Mais au-delà de ce programme, qui occupera largement ce futur gouvernement, nous retenons deux de ses caractéristiques majeures qui vont constituer un tournant dans l’histoire du pays.
Tout d’abord la présence de ministres d’un parti arabe en son sein constitue une révolution qui restera un acquis. Les Arabes voient leur légitimité reconnue pour entrer dans le jeu politique du pays, après en avoir gravi tous les échelons par leur travail et la réussite dans leurs études.
Enfin le dénominateur commun des participants à ce gouvernement est leur volonté de tourner la page aux années Netanyahou, avec la violence verbale et parfois physique qui les a caractérisées.

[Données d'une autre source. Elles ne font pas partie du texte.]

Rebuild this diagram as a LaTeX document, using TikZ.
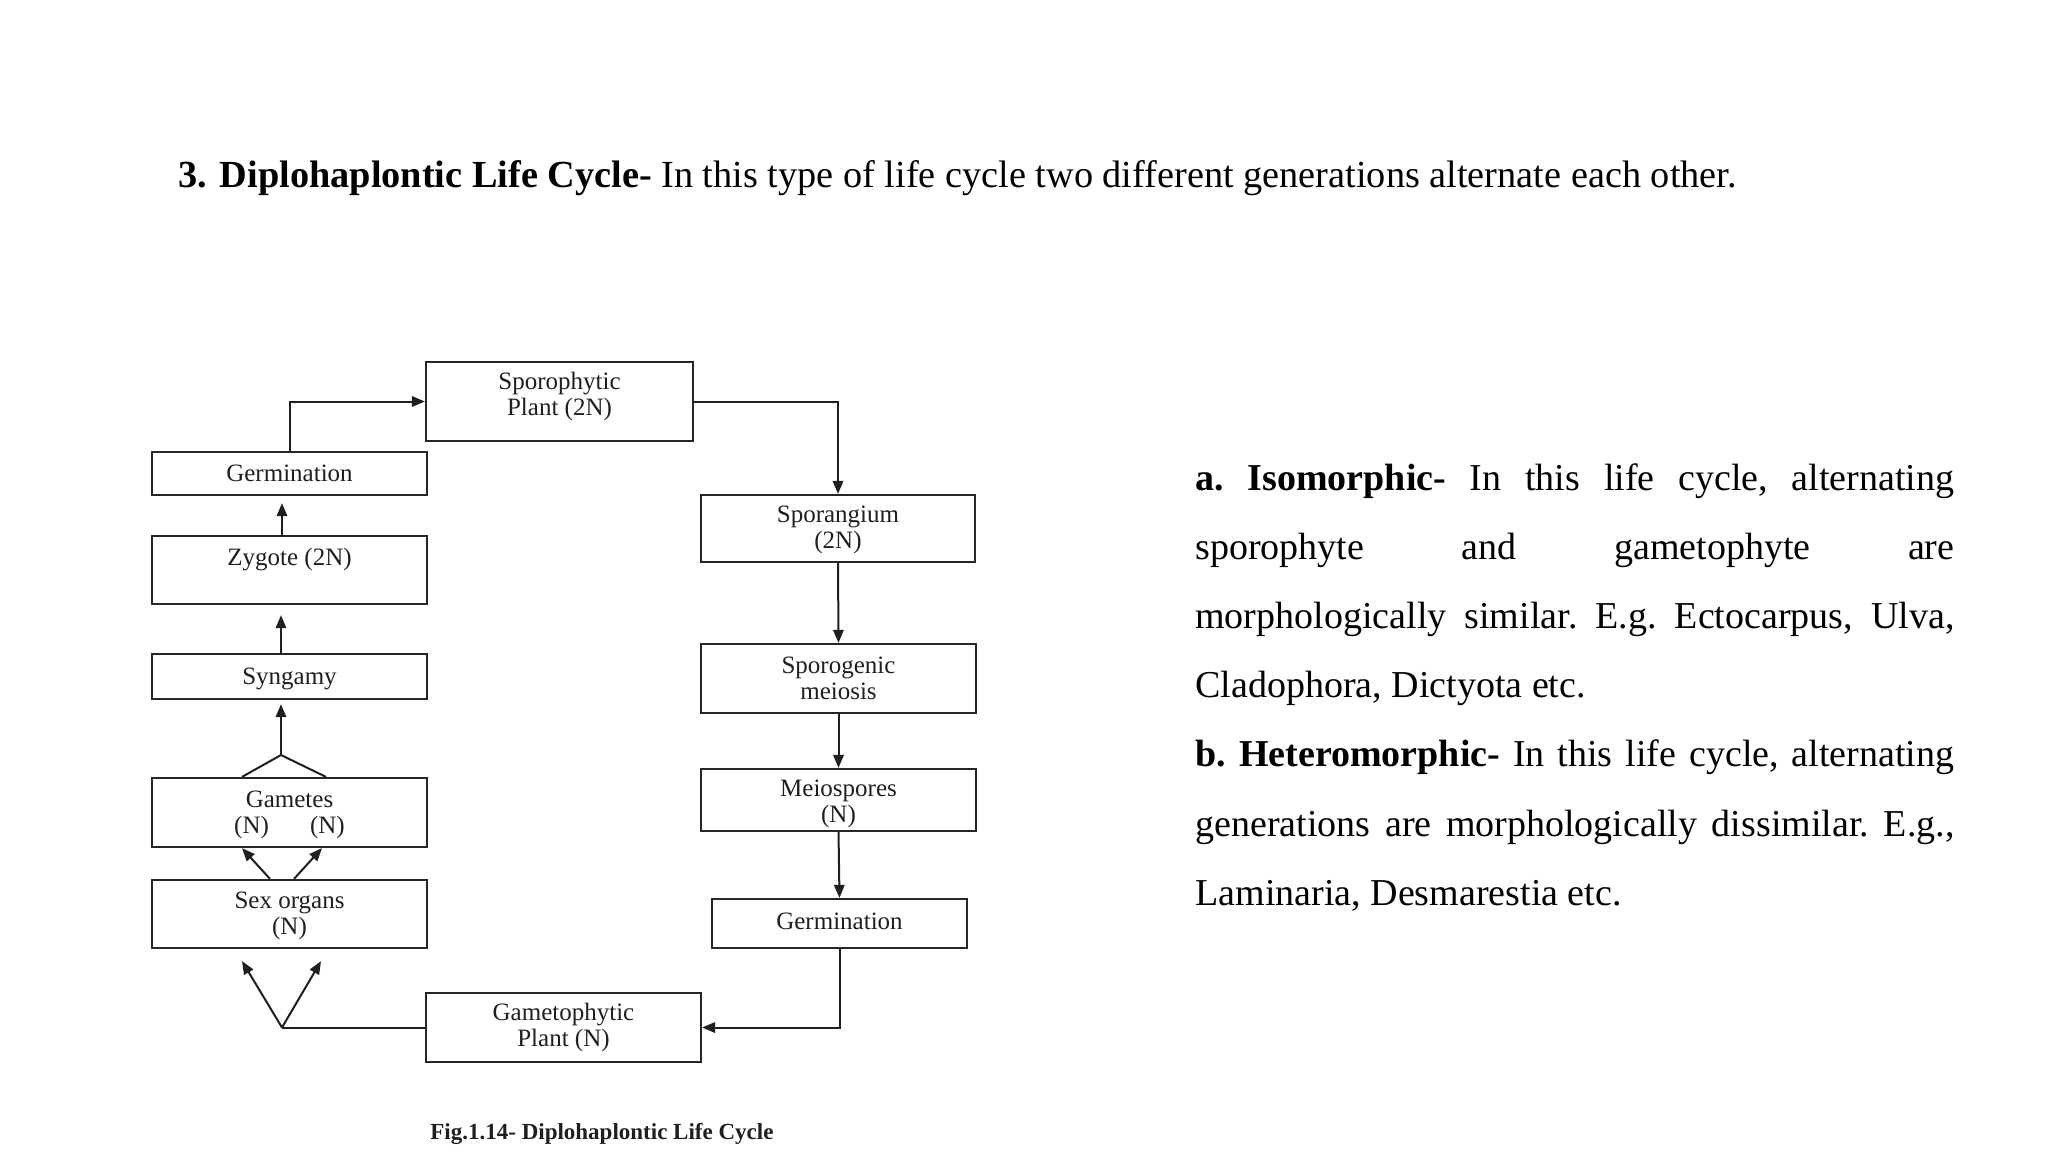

Ils aspirent tous à pacifier le débat public, ne faisant plus de leurs adversaires des traitres ou des ennemis, comme cela a été le cas ces dernières années, et à permettre à la société israélienne de retrouver la cohésion qui la caractérisait à ses débuts. Là est sans doute le principal enjeu de ce gouvernement qui, par ailleurs, compte tenu des divergences existantes entre ses participants sur la politique à mener vis-à-vis des Palestiniens, sera sans doute un gouvernement de paralysie sur ces questions.
Mais si ce gouvernement réussit à mettre fin à la quasi « guerre civile », verbale pour l’instant, existant dans le pays, il accomplira sans aucun doute sa tâche la plus importante. C’est seulement en rétablissant un débat interne plus serein et en réintroduisant un respect mutuel que le pays pourra retrouver en lui la confiance et la force pour aborder les défis à venir.